Principally, though, the Choral clearly owes its continuing viability and success to its indefatigable musical director, Doug Heywood, still displaying a twinkle in the eye (even in the face of continual backsliding by certain singers!), and a general enthusiasm for life that belies his years. Four decades in any position is cause for celebration, and for Douglas to have continued to lead the Choral with such energy and good humour, over such a long period, truly is an extraordinary achievement.
Dr John Gregory
John Gregory, who was awarded his PhD by the University of Melbourne in 1979, retired recently after a long career lecturing in art history and theory at Monash University. He has taught and written extensively on both European and Australian art. His major monograph on Melbourne painter Howard Arkley was published by Cambridge University Press in 2006. He has sung tenor with the Camberwell Chorale since 1987, has served on the committee (including terms as Vice-President and President), and currently edits the Chorale’s newsletter.
 This history of the Chorale was first published, in essentially the same form, in nos. 8 and 9 (March and June 2012) of Camberwell History, the newsletter of the Camberwell Historical Society, edited by Trevor Hart.
 Image courtesy Nick Schildberger.
 Mention should be made here of an earlier choir, called the Camberwell Choral Society, directed by a Mr W.J. (Grenville) Semmens, who died at the age of 53 on January 24, 1936 (clippings of death notices and obituaries in the Camberwell Chorale archive). Further research needs to be conducted into the history of this group, which apparently ran from 1921 to 1935, then being absorbed into the Malvern Choral Society. However, Dr Schildberger’s Philharmonic Society appears to have been a completely new venture.
 Gwen, who died in January 2011, aged 84, sang with the Chorale from 1944 until the late 1990s; and her husband Ted also sang bass with the choir for many years. Gwen shared these reminiscences, and some valuable early press clippings, in connection with an extended history of the Chorale I wrote for the 50th anniversary concert on October 15, 1994 (programme in Chorale archive).

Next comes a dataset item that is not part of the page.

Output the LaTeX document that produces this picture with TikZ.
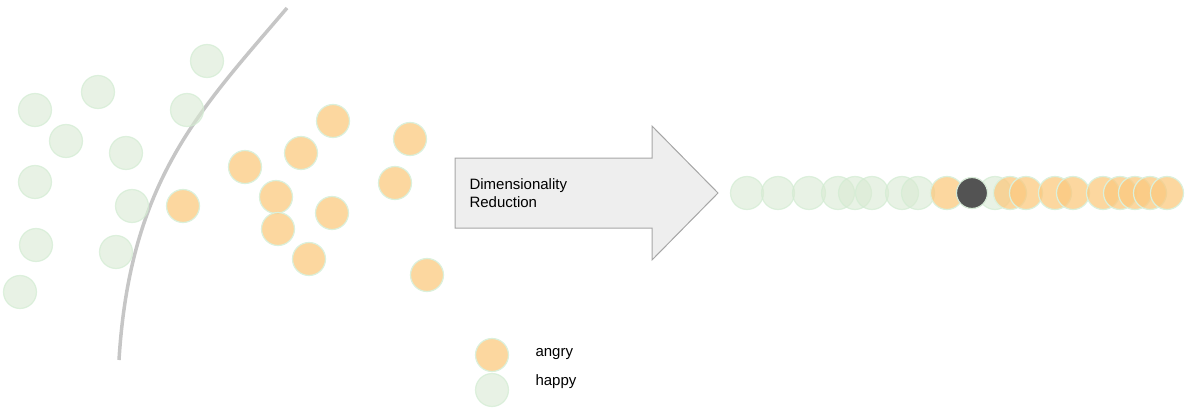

Gwen was also an original member of the Brighton Philharmonia Society, also founded by Dr Schildberger, which ran from 1943 until its later demise (exact date uncertain).
 W.H.Phipps, “Philharmonia Society – ‘Hiawatha’ success” (unidentified press clipping dated April 20, 1949; from Chorale archive).
 W.H.Phipps, as cited in previous footnote.
 Sheila McFarlane, Australian Women’s Weekly, March 12, 1958; Dorian Le Gallienne, “Hiawatha – Music, Canoes, Swimming”, The Age, March 10, 1958 (clippings in Chorale archive).
 Quoted from the program for the first VCC performance of Mendelssohn’s Elijah in July 1983 (and reprinted in subsequent VCC programs).